4. Skema Burden Sharing Berlanjut
Skema ini kemudian dilanjutkan hingga 2022 dengan penyesuaian. Pada 2021-2022, burden sharing lebih terfokus pada pembiayaan public goods seperti kesehatan dan perlindungan sosial. Pemerintah menegaskan bahwa skema ini bersifat sementara.
Sebagai tindak lanjut, Undang-Undang Nomor 4 Tahun 2023 tentang Pengembangan dan Penguatan Sektor Keuangan (P2SK) mempertegas kewenangan BI untuk membeli SBN di pasar perdana hanya jika kondisi krisis sebagaimana dinyatakan oleh Komite Stabilitas Sistem Keuangan (KSSK).
Berdasarkan Laporan Hasil Pemeriksaan (LHP) Atas Laporan Keuangan Pemerintah Pusat (LKPP) Tahun 2021, tercatat dari penerbitan SBN dalam rangka SKB II dan SKB III, terdapat SBN berupa SUN seri Variable Rate (VR) yang khusus dijual kepada BI di pasar perdana dengan total nilai sebesar Rp612,56 triliun.
Total jatuh tempo utang-utang tersebut mulai sebesar Rp100 triliun pada 2025, Rp154,5 triliun pada 2026, Rp154,5 triliun pada 2027, Rp152,06 triliun pada 2028, dan Rp51,5 triliun pada 2029.
Dengan demikian, skema burden sharing tidak lagi berjalan otomatis, melainkan hanya dapat diaktifkan jika situasi luar biasa kembali terjadi.
5. Burden Sharing Era Prabowo untuk 2 Program Prioritas
Skema burden sharing pada era pemerintahan Presiden Prabowo Subianto saat ini dilakukan untuk mendukung pembiayaan dua program prioritas pemerintah, yakni Program Perumahan Rakyat dan Program Koperasi Desa Merah Putih. Pembagian beban bunga dilakukan secara proporsional 50:50.
Dengan demikian, pemerintah dan BI masing-masing menanggung bunga sekitar 2,9% untuk program perumahan rakyat dan 2,15% untuk program Koperasi Desa/Kelurahan Merah Putih, sebagaimana dicontohkan Gubernur BI Perry Warjiyo.
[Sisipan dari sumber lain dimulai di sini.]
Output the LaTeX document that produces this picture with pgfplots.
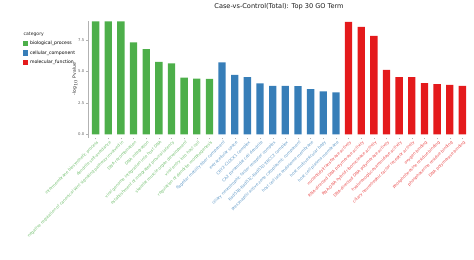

"Kami sampaikan sampai dengan kemarin [Senin 1 September 2025] kami sudah membeli SBN Rp200 triliun dan itu konsisten dengan kami memang mau ekspansif kebijakan moneternya. Penurunan suku bunga dan kemudian kami ekspansif menambah likuiditas dengan cara membeli SBN dari pasar sekunder sesuai kaidah-kaidah kebijakan moneter," jelas Perry.
Dalam pelaksanaannya, pembagian beban dilakukan dalam bentuk pemberian tambahan bunga terhadap rekening Pemerintah yang ada di Bank Indonesia sejalan dengan peran Bank Indonesia sebagai pemegang kas Pemerintah sebagaimana Pasal 52 Undang Undang Bank Indonesia No. 23 Tahun 1999 sebagaimana terakhir diubah dengan UU No. 4 Tahun 2023 tentang P2SK juncto Pasal 22 serta selaras dengan Pasal 23 UU No. 1 Tahun 2004 tentang Perbendaharaan Negara.
Selain itu, besaran tambahan beban bunga oleh BI kepada pemerintah tetap konsisten dengan program moneter untuk menjaga stabilitas perekonomian dan bersinergi untuk memberikan ruang fiskal dalam mendorong pertumbuhan ekonomi nasional dan meringankan beban rakyat.